[DATA SECTION]
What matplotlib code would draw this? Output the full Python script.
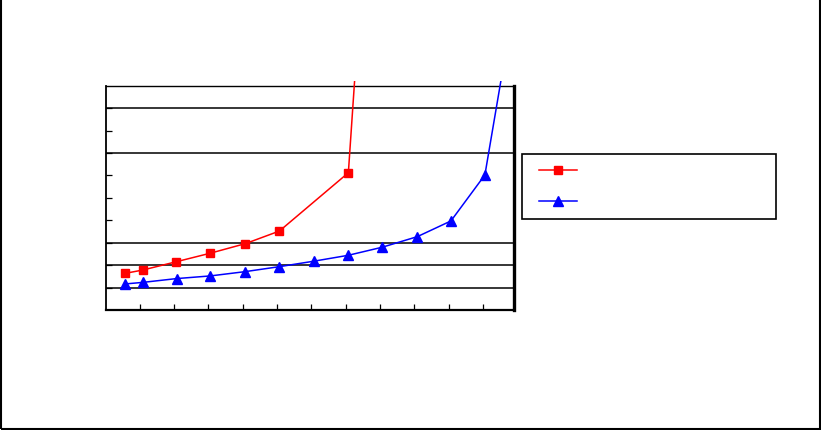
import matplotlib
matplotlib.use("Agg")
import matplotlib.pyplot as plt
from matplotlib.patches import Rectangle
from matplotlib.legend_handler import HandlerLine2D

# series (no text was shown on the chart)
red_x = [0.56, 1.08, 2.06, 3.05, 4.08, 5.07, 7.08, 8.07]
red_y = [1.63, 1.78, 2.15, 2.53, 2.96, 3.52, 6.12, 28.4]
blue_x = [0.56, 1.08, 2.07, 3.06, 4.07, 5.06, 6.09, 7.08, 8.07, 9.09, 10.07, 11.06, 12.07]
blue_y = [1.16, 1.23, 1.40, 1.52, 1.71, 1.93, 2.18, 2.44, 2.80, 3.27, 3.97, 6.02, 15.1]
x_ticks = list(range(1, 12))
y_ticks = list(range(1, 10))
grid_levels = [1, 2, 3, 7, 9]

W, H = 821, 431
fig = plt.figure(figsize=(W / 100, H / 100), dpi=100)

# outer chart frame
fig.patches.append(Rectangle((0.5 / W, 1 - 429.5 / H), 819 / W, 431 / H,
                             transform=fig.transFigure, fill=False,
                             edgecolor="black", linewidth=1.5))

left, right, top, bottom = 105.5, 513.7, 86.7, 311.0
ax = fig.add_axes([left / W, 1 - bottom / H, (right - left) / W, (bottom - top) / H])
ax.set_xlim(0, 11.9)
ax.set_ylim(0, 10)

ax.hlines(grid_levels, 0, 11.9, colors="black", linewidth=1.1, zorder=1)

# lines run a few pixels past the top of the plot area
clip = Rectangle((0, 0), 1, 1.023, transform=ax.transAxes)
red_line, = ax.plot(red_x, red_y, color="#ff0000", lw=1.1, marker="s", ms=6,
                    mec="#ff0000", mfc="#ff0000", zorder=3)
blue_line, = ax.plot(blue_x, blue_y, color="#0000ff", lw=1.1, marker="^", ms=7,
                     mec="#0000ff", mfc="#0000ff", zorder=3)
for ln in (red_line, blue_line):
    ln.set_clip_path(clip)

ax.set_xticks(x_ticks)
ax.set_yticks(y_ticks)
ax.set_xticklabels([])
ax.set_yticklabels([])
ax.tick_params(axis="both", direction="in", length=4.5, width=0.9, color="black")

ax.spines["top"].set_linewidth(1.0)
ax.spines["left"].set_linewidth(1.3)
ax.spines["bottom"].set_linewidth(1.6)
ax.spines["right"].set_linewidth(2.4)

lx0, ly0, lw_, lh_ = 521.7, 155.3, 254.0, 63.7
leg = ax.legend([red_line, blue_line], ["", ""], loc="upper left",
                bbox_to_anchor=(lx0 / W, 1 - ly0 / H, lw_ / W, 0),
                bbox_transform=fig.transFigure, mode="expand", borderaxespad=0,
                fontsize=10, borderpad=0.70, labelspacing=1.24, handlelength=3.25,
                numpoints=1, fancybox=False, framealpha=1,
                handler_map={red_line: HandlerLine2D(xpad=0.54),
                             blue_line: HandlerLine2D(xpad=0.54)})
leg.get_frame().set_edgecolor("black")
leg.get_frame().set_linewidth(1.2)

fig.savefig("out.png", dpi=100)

[STATED EXERCISE]
Repeat the full listing above exactly, with no pictures in the copy.

[RIGHT ANSWER]
What matplotlib code would draw this? Output the full Python script.
import matplotlib
matplotlib.use("Agg")
import matplotlib.pyplot as plt
from matplotlib.patches import Rectangle
from matplotlib.legend_handler import HandlerLine2D

# series (no text was shown on the chart)
red_x = [0.56, 1.08, 2.06, 3.05, 4.08, 5.07, 7.08, 8.07]
red_y = [1.63, 1.78, 2.15, 2.53, 2.96, 3.52, 6.12, 28.4]
blue_x = [0.56, 1.08, 2.07, 3.06, 4.07, 5.06, 6.09, 7.08, 8.07, 9.09, 10.07, 11.06, 12.07]
blue_y = [1.16, 1.23, 1.40, 1.52, 1.71, 1.93, 2.18, 2.44, 2.80, 3.27, 3.97, 6.02, 15.1]
x_ticks = list(range(1, 12))
y_ticks = list(range(1, 10))
grid_levels = [1, 2, 3, 7, 9]

W, H = 821, 431
fig = plt.figure(figsize=(W / 100, H / 100), dpi=100)

# outer chart frame
fig.patches.append(Rectangle((0.5 / W, 1 - 429.5 / H), 819 / W, 431 / H,
                             transform=fig.transFigure, fill=False,
                             edgecolor="black", linewidth=1.5))

left, right, top, bottom = 105.5, 513.7, 86.7, 311.0
ax = fig.add_axes([left / W, 1 - bottom / H, (right - left) / W, (bottom - top) / H])
ax.set_xlim(0, 11.9)
ax.set_ylim(0, 10)

ax.hlines(grid_levels, 0, 11.9, colors="black", linewidth=1.1, zorder=1)

# lines run a few pixels past the top of the plot area
clip = Rectangle((0, 0), 1, 1.023, transform=ax.transAxes)
red_line, = ax.plot(red_x, red_y, color="#ff0000", lw=1.1, marker="s", ms=6,
                    mec="#ff0000", mfc="#ff0000", zorder=3)
blue_line, = ax.plot(blue_x, blue_y, color="#0000ff", lw=1.1, marker="^", ms=7,
                     mec="#0000ff", mfc="#0000ff", zorder=3)
for ln in (red_line, blue_line):
    ln.set_clip_path(clip)

ax.set_xticks(x_ticks)
ax.set_yticks(y_ticks)
ax.set_xticklabels([])
ax.set_yticklabels([])
ax.tick_params(axis="both", direction="in", length=4.5, width=0.9, color="black")

ax.spines["top"].set_linewidth(1.0)
ax.spines["left"].set_linewidth(1.3)
ax.spines["bottom"].set_linewidth(1.6)
ax.spines["right"].set_linewidth(2.4)

lx0, ly0, lw_, lh_ = 521.7, 155.3, 254.0, 63.7
leg = ax.legend([red_line, blue_line], ["", ""], loc="upper left",
                bbox_to_anchor=(lx0 / W, 1 - ly0 / H, lw_ / W, 0),
                bbox_transform=fig.transFigure, mode="expand", borderaxespad=0,
                fontsize=10, borderpad=0.70, labelspacing=1.24, handlelength=3.25,
                numpoints=1, fancybox=False, framealpha=1,
                handler_map={red_line: HandlerLine2D(xpad=0.54),
                             blue_line: HandlerLine2D(xpad=0.54)})
leg.get_frame().set_edgecolor("black")
leg.get_frame().set_linewidth(1.2)

fig.savefig("out.png", dpi=100)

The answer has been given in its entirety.